Auch die SPD zeigte sich von der Neuentwicklung von Gewerbeflächen überzeugt. "Für die Zukunft Rottenburgs neue Flächen zu entwickeln, ist immens wichtig, macht aber die Entscheidung schwer." Die Sozialdemokraten betonten, dass sie nicht nur der kommenden Generation eine intakte Natur, sondern auch Arbeits- und Ausbildungsmöglichkeiten bieten müssen.

Horst Schuh, Sprecher der CDU-Fraktion zu diesem Thema, bedankte sich für den interessanten Bericht, den er in der Zwischenzeit schon sechsmal gehört habe. Seine Meinung: "Wir sind auf dem richtigen Weg." Als "Top-Adressen" sind das Flugfeld Baisingen und das Industriegebiet Ergenzingen genannt. Zudem ist er der Ansicht, dass für eine Neuentwicklung der Herdweg die wenigsten Probleme machen wird.

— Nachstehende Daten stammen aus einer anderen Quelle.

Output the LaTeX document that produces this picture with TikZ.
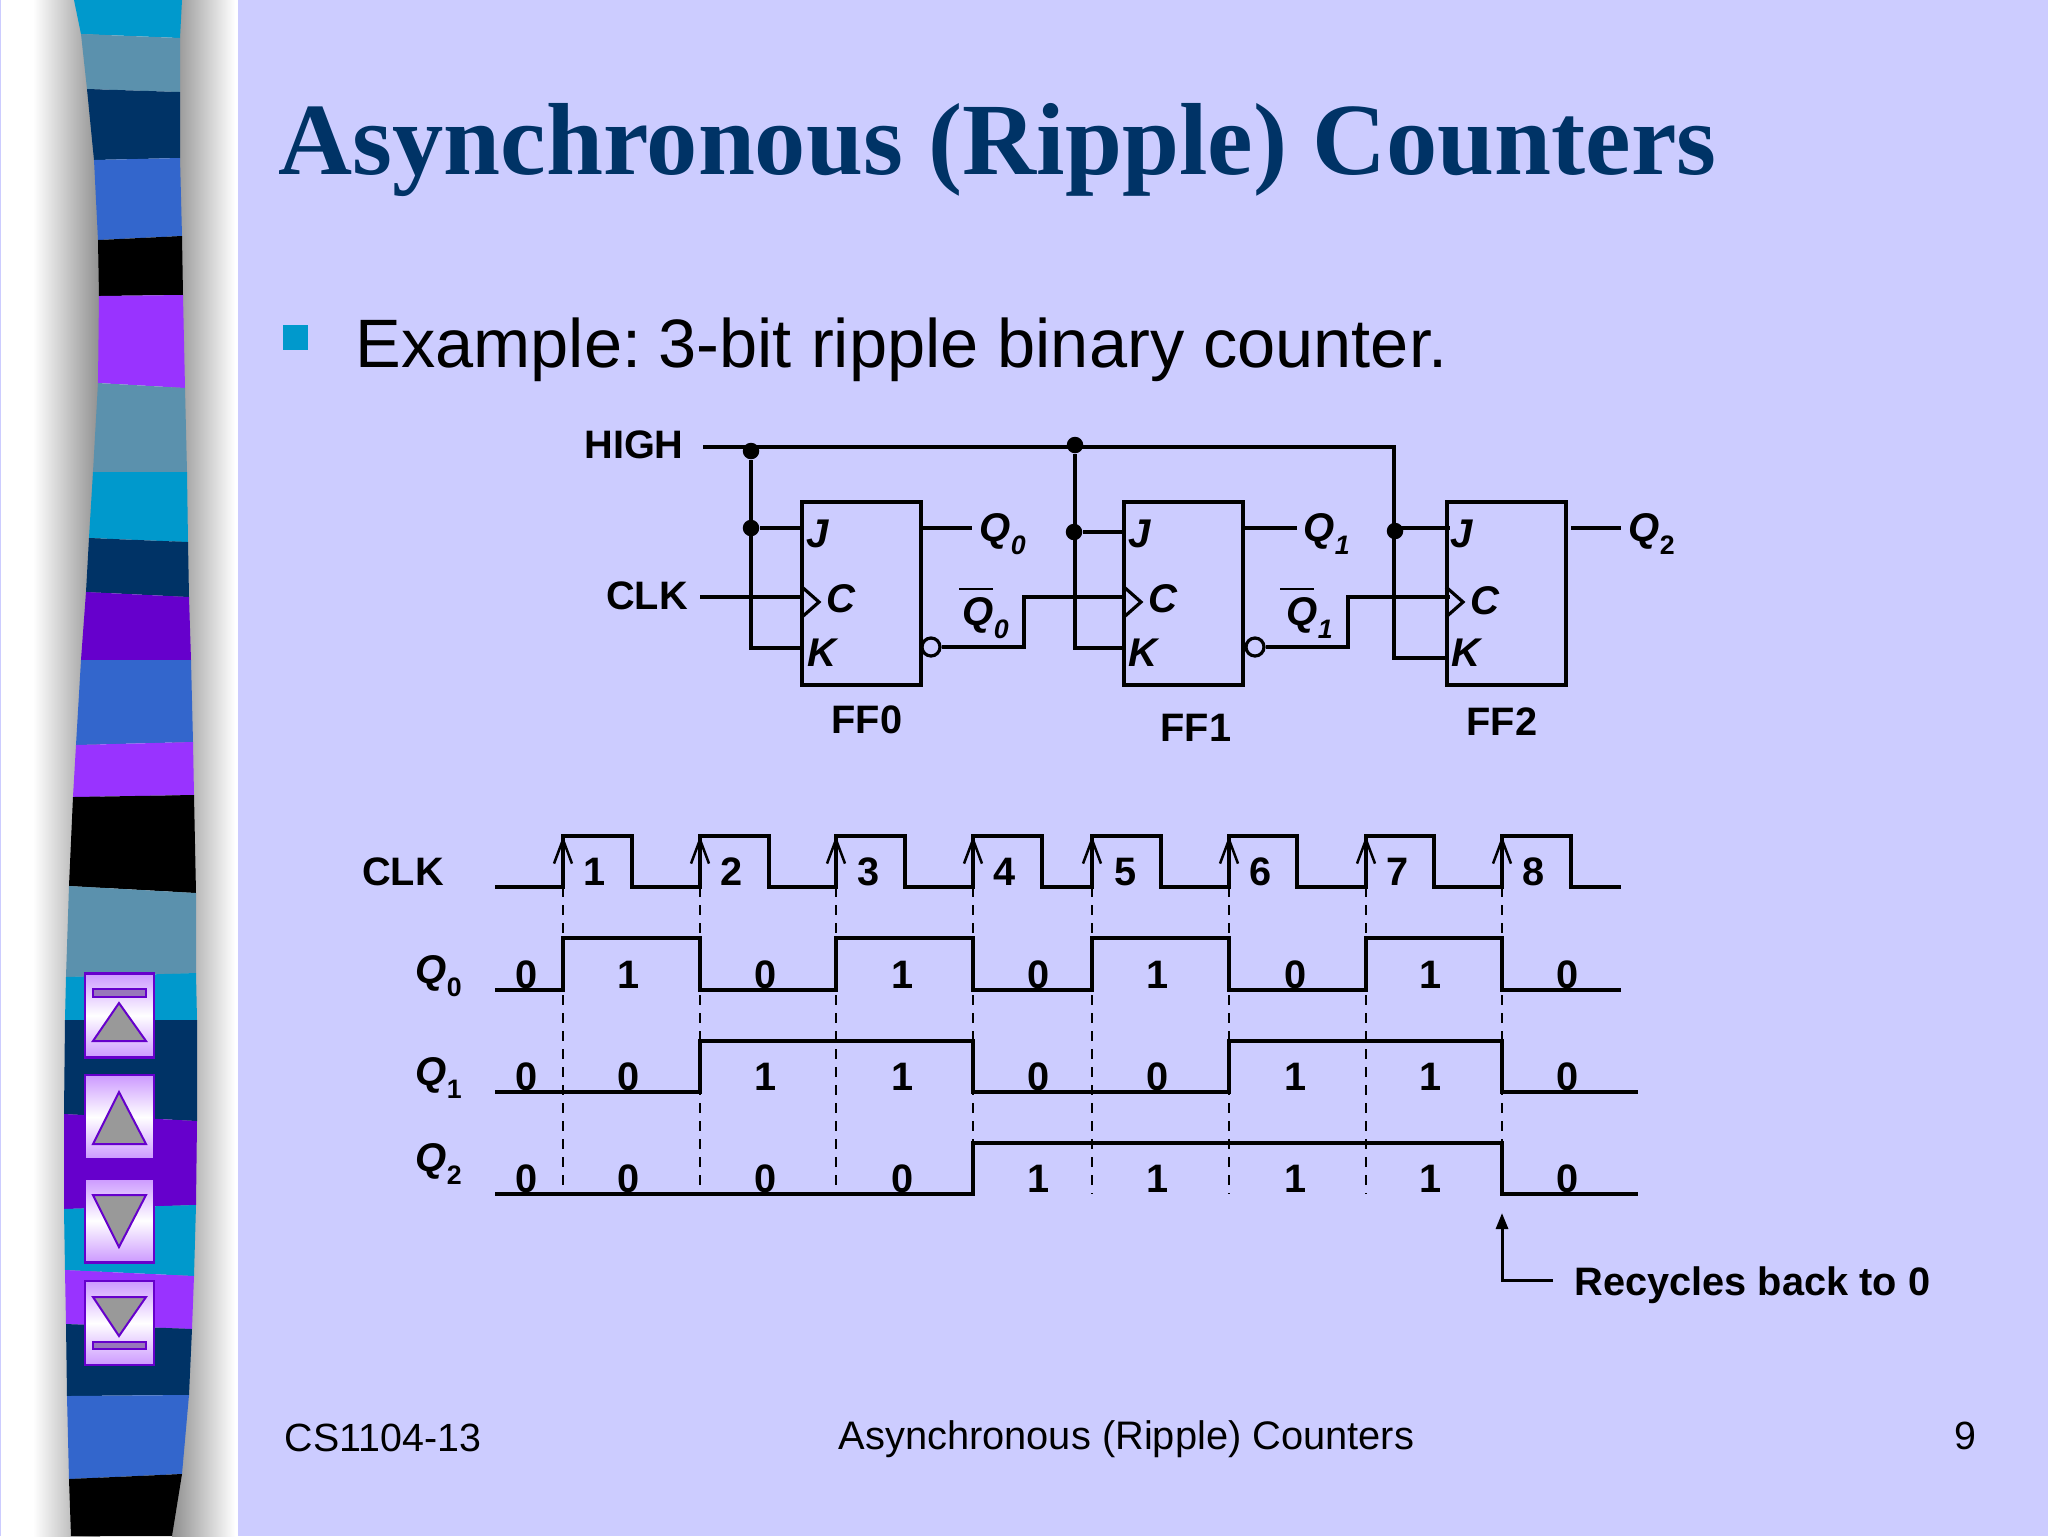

Die "Grünen" um Fraktionsvorsitzende Ursula Clauß sind hingegen der Meinung, dass man sich nicht auf dieses Gutachten verlassen solle. Als "konstruktiven Beitrag" hat die Fraktion zu diesem Themenbereich vier Anträge formuliert (Info).

Peter Cuno von der "Wir"-Fraktion wertete das vorliegende Strategiepapier als "fundiertes Gutachten". Dem Gutachten eine Alibifunktion vorzuwerfen, sieht er "schlicht als frech" an, so seine Rüge in die Ecke der "Linken". Für ihn stelle sich jedoch die Frage, warum eine Stadt wie Rottenburg sein kernstädtisches Gewerbegebietsproblem nicht in den Griff bekommt. Seiner Einschätzung nach wird "die Suppe von einigen Räten jedoch heißer gekocht als sie gegessen" werde. "Wir haben doch die gesamte Planungshoheit, wir haben doch jede Entscheidung im Griff", so sein Hinweis an anderen Ratsmitglieder. Er empfahl, die Angelegenheit mit etwas mehr Ruhe anzugehen.

Die Kollegen von der FDP fassten sich kurz. Ihr Fraktionsvorsitzender Alfons Heberle stellte schlicht fest, dass die Freidemokraten für eine Gewerbegebietsausweitung sind.